Start

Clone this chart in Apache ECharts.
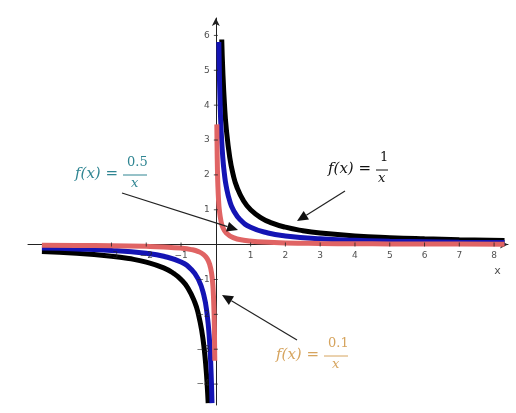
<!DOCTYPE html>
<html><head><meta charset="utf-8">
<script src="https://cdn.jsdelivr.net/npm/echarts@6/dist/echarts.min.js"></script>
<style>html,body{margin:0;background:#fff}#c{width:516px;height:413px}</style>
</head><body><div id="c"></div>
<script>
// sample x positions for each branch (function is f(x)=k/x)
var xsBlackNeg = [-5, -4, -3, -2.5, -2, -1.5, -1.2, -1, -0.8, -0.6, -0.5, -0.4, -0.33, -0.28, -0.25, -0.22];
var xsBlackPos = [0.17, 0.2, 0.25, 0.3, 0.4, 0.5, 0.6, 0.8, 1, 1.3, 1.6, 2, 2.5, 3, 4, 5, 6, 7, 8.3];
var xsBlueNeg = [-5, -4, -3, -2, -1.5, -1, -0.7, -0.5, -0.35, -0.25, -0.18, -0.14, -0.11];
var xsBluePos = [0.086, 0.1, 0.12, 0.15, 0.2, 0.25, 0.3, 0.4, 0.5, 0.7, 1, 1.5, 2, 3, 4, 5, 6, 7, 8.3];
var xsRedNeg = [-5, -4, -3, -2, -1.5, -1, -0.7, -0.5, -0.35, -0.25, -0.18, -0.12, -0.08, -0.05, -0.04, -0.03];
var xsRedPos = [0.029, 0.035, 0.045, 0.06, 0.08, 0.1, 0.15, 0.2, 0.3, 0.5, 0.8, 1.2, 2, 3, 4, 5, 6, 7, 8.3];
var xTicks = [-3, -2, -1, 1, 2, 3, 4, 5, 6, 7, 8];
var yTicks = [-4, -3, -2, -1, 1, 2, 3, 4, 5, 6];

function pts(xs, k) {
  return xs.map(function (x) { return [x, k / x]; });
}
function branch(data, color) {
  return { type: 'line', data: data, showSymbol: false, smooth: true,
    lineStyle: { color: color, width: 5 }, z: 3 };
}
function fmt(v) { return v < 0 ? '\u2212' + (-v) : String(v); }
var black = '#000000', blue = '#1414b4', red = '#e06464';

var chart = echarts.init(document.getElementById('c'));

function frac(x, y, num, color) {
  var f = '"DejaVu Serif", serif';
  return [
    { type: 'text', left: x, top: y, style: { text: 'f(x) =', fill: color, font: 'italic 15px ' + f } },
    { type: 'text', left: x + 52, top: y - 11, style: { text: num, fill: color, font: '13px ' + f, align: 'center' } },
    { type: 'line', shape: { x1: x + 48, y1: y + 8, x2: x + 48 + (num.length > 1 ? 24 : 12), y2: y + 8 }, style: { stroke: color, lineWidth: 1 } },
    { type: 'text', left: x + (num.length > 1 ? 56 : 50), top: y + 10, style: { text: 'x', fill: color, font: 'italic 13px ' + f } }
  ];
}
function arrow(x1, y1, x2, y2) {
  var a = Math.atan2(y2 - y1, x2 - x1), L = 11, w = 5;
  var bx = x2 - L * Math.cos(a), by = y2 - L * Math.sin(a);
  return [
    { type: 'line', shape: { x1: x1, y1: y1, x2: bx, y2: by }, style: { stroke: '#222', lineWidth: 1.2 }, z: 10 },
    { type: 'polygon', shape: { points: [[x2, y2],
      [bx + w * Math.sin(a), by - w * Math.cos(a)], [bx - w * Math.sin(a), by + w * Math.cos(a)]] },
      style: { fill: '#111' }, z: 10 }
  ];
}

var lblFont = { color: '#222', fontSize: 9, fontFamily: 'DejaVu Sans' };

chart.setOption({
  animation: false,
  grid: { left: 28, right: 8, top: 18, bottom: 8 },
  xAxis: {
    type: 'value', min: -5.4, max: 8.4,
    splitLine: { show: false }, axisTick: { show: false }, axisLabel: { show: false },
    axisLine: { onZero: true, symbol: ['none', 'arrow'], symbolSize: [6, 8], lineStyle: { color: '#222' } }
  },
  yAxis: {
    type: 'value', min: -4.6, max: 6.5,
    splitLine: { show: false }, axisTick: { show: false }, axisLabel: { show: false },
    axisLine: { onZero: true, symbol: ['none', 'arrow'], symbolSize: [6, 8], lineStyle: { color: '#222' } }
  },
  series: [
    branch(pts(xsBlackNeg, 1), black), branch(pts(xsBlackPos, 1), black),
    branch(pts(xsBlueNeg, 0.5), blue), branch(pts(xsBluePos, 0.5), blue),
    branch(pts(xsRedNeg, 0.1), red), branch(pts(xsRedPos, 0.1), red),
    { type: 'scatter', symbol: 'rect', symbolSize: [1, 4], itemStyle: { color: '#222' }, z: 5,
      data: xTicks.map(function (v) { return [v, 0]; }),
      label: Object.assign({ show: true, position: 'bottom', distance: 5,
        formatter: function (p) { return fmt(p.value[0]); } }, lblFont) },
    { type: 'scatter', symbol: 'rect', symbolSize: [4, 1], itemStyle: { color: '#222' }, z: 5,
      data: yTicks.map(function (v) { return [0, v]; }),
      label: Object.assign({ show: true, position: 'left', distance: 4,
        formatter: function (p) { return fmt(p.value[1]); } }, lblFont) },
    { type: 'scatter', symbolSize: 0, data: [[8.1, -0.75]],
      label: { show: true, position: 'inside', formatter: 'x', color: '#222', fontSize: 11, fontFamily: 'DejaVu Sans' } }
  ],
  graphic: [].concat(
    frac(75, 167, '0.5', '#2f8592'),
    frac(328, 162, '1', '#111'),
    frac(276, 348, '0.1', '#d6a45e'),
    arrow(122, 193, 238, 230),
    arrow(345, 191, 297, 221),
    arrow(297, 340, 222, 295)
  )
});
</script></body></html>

End

What this task involves:
Every line is to be duplicated exactly, though pictures stay out.

Written response:
Clone this chart in Apache ECharts.
<!DOCTYPE html>
<html><head><meta charset="utf-8">
<script src="https://cdn.jsdelivr.net/npm/echarts@6/dist/echarts.min.js"></script>
<style>html,body{margin:0;background:#fff}#c{width:516px;height:413px}</style>
</head><body><div id="c"></div>
<script>
// sample x positions for each branch (function is f(x)=k/x)
var xsBlackNeg = [-5, -4, -3, -2.5, -2, -1.5, -1.2, -1, -0.8, -0.6, -0.5, -0.4, -0.33, -0.28, -0.25, -0.22];
var xsBlackPos = [0.17, 0.2, 0.25, 0.3, 0.4, 0.5, 0.6, 0.8, 1, 1.3, 1.6, 2, 2.5, 3, 4, 5, 6, 7, 8.3];
var xsBlueNeg = [-5, -4, -3, -2, -1.5, -1, -0.7, -0.5, -0.35, -0.25, -0.18, -0.14, -0.11];
var xsBluePos = [0.086, 0.1, 0.12, 0.15, 0.2, 0.25, 0.3, 0.4, 0.5, 0.7, 1, 1.5, 2, 3, 4, 5, 6, 7, 8.3];
var xsRedNeg = [-5, -4, -3, -2, -1.5, -1, -0.7, -0.5, -0.35, -0.25, -0.18, -0.12, -0.08, -0.05, -0.04, -0.03];
var xsRedPos = [0.029, 0.035, 0.045, 0.06, 0.08, 0.1, 0.15, 0.2, 0.3, 0.5, 0.8, 1.2, 2, 3, 4, 5, 6, 7, 8.3];
var xTicks = [-3, -2, -1, 1, 2, 3, 4, 5, 6, 7, 8];
var yTicks = [-4, -3, -2, -1, 1, 2, 3, 4, 5, 6];

function pts(xs, k) {
  return xs.map(function (x) { return [x, k / x]; });
}
function branch(data, color) {
  return { type: 'line', data: data, showSymbol: false, smooth: true,
    lineStyle: { color: color, width: 5 }, z: 3 };
}
function fmt(v) { return v < 0 ? '\u2212' + (-v) : String(v); }
var black = '#000000', blue = '#1414b4', red = '#e06464';

var chart = echarts.init(document.getElementById('c'));

function frac(x, y, num, color) {
  var f = '"DejaVu Serif", serif';
  return [
    { type: 'text', left: x, top: y, style: { text: 'f(x) =', fill: color, font: 'italic 15px ' + f } },
    { type: 'text', left: x + 52, top: y - 11, style: { text: num, fill: color, font: '13px ' + f, align: 'center' } },
    { type: 'line', shape: { x1: x + 48, y1: y + 8, x2: x + 48 + (num.length > 1 ? 24 : 12), y2: y + 8 }, style: { stroke: color, lineWidth: 1 } },
    { type: 'text', left: x + (num.length > 1 ? 56 : 50), top: y + 10, style: { text: 'x', fill: color, font: 'italic 13px ' + f } }
  ];
}
function arrow(x1, y1, x2, y2) {
  var a = Math.atan2(y2 - y1, x2 - x1), L = 11, w = 5;
  var bx = x2 - L * Math.cos(a), by = y2 - L * Math.sin(a);
  return [
    { type: 'line', shape: { x1: x1, y1: y1, x2: bx, y2: by }, style: { stroke: '#222', lineWidth: 1.2 }, z: 10 },
    { type: 'polygon', shape: { points: [[x2, y2],
      [bx + w * Math.sin(a), by - w * Math.cos(a)], [bx - w * Math.sin(a), by + w * Math.cos(a)]] },
      style: { fill: '#111' }, z: 10 }
  ];
}

var lblFont = { color: '#222', fontSize: 9, fontFamily: 'DejaVu Sans' };

chart.setOption({
  animation: false,
  grid: { left: 28, right: 8, top: 18, bottom: 8 },
  xAxis: {
    type: 'value', min: -5.4, max: 8.4,
    splitLine: { show: false }, axisTick: { show: false }, axisLabel: { show: false },
    axisLine: { onZero: true, symbol: ['none', 'arrow'], symbolSize: [6, 8], lineStyle: { color: '#222' } }
  },
  yAxis: {
    type: 'value', min: -4.6, max: 6.5,
    splitLine: { show: false }, axisTick: { show: false }, axisLabel: { show: false },
    axisLine: { onZero: true, symbol: ['none', 'arrow'], symbolSize: [6, 8], lineStyle: { color: '#222' } }
  },
  series: [
    branch(pts(xsBlackNeg, 1), black), branch(pts(xsBlackPos, 1), black),
    branch(pts(xsBlueNeg, 0.5), blue), branch(pts(xsBluePos, 0.5), blue),
    branch(pts(xsRedNeg, 0.1), red), branch(pts(xsRedPos, 0.1), red),
    { type: 'scatter', symbol: 'rect', symbolSize: [1, 4], itemStyle: { color: '#222' }, z: 5,
      data: xTicks.map(function (v) { return [v, 0]; }),
      label: Object.assign({ show: true, position: 'bottom', distance: 5,
        formatter: function (p) { return fmt(p.value[0]); } }, lblFont) },
    { type: 'scatter', symbol: 'rect', symbolSize: [4, 1], itemStyle: { color: '#222' }, z: 5,
      data: yTicks.map(function (v) { return [0, v]; }),
      label: Object.assign({ show: true, position: 'left', distance: 4,
        formatter: function (p) { return fmt(p.value[1]); } }, lblFont) },
    { type: 'scatter', symbolSize: 0, data: [[8.1, -0.75]],
      label: { show: true, position: 'inside', formatter: 'x', color: '#222', fontSize: 11, fontFamily: 'DejaVu Sans' } }
  ],
  graphic: [].concat(
    frac(75, 167, '0.5', '#2f8592'),
    frac(328, 162, '1', '#111'),
    frac(276, 348, '0.1', '#d6a45e'),
    arrow(122, 193, 238, 230),
    arrow(345, 191, 297, 221),
    arrow(297, 340, 222, 295)
  )
});
</script></body></html>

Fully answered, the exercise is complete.